* _AIM OF THE TASK_:
Copy exactly the lines from the one containing "Clone this chart in matplotlib." through the one containing "plt.rcParams['font.family'] = ['Liberation", both included, and leave out any pictures.

* _EXTRACTED INFORMATION_:
* Begin *
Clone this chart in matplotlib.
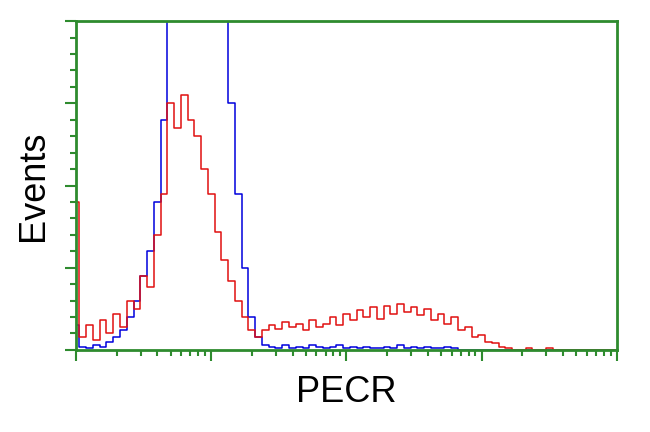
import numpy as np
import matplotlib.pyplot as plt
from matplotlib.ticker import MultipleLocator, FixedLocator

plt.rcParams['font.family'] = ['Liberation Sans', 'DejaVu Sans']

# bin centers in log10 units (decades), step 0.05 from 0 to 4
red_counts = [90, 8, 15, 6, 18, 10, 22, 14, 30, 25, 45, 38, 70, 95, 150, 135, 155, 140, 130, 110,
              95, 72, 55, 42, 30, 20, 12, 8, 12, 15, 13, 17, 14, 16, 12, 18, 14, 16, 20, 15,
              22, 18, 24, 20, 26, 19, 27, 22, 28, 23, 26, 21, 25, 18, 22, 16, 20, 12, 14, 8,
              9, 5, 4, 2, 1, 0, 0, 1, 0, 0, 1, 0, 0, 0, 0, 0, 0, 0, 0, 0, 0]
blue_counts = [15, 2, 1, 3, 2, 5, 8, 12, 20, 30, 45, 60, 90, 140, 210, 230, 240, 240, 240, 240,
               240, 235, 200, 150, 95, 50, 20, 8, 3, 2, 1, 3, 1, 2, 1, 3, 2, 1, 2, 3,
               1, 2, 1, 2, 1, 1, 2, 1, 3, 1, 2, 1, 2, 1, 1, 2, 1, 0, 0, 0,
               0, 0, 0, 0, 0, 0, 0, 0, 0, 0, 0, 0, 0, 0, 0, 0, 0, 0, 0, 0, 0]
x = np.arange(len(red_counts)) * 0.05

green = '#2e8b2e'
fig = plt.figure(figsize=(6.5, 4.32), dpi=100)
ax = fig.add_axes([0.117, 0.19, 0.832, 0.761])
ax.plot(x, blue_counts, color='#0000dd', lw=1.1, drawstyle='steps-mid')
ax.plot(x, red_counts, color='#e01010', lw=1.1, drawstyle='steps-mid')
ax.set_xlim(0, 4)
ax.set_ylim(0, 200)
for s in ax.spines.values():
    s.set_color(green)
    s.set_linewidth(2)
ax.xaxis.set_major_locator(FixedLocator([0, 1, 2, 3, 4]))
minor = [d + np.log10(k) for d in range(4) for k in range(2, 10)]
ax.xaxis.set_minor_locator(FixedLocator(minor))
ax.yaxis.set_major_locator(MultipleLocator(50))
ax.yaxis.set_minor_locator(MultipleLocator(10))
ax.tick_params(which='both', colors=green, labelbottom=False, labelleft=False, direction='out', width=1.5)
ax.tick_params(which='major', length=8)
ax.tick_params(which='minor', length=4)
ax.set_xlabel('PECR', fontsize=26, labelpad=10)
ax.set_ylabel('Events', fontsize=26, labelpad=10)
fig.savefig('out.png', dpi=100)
* End *
* Begin *
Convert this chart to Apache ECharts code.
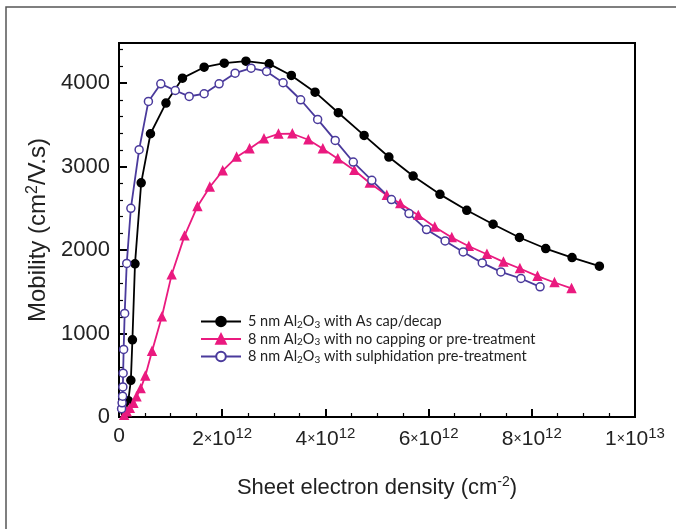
* End *
* Begin *
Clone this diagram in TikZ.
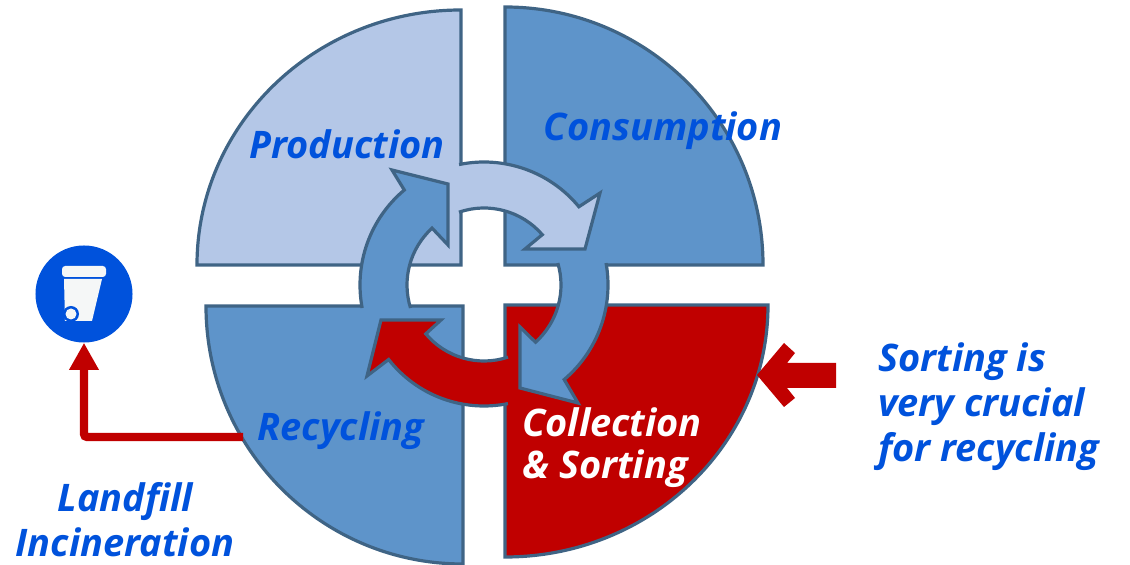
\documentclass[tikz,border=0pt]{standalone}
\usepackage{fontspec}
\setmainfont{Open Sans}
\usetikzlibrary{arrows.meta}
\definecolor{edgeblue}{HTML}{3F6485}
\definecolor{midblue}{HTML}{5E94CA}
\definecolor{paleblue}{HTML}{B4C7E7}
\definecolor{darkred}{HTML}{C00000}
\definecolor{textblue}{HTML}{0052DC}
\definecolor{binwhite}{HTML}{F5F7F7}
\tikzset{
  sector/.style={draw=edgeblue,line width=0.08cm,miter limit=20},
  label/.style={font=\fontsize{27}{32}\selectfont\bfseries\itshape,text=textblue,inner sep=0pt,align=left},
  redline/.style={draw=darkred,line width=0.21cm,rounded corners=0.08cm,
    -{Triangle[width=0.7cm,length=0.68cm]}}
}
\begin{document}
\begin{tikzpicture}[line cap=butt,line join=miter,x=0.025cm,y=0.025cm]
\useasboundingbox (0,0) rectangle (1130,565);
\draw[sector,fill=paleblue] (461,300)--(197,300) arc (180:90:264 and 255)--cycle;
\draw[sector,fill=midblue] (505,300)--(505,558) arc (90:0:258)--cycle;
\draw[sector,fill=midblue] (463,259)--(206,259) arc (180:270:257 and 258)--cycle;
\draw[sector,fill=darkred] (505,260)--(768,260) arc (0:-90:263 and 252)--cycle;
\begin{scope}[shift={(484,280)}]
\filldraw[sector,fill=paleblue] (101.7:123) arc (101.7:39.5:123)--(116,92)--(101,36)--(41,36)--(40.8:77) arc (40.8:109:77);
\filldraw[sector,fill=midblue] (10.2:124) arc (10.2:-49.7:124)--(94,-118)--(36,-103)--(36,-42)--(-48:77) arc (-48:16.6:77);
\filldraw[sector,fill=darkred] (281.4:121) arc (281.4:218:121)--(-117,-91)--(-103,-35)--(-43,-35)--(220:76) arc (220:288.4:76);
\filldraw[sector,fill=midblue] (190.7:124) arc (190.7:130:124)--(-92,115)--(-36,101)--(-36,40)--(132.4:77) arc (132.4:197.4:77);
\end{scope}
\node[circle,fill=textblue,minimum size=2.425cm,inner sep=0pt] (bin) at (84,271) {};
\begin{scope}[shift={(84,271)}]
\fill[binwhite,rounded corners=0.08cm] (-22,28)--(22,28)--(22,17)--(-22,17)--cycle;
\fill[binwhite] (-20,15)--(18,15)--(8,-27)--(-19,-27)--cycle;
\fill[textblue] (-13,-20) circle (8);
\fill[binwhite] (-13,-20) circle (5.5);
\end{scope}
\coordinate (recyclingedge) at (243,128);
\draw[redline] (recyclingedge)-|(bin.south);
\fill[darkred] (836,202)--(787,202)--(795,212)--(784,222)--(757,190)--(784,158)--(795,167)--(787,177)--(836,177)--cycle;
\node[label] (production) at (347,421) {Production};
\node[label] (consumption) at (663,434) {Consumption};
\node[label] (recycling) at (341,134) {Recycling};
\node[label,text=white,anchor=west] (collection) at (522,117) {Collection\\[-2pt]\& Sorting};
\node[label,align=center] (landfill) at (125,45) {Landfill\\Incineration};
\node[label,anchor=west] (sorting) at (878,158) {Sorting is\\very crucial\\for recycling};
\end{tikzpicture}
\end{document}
* End *
* _THE SOLUTION_:
Clone this chart in matplotlib.
import numpy as np
import matplotlib.pyplot as plt
from matplotlib.ticker import MultipleLocator, FixedLocator

plt.rcParams['font.family'] = ['Liberation Sans', 'DejaVu Sans']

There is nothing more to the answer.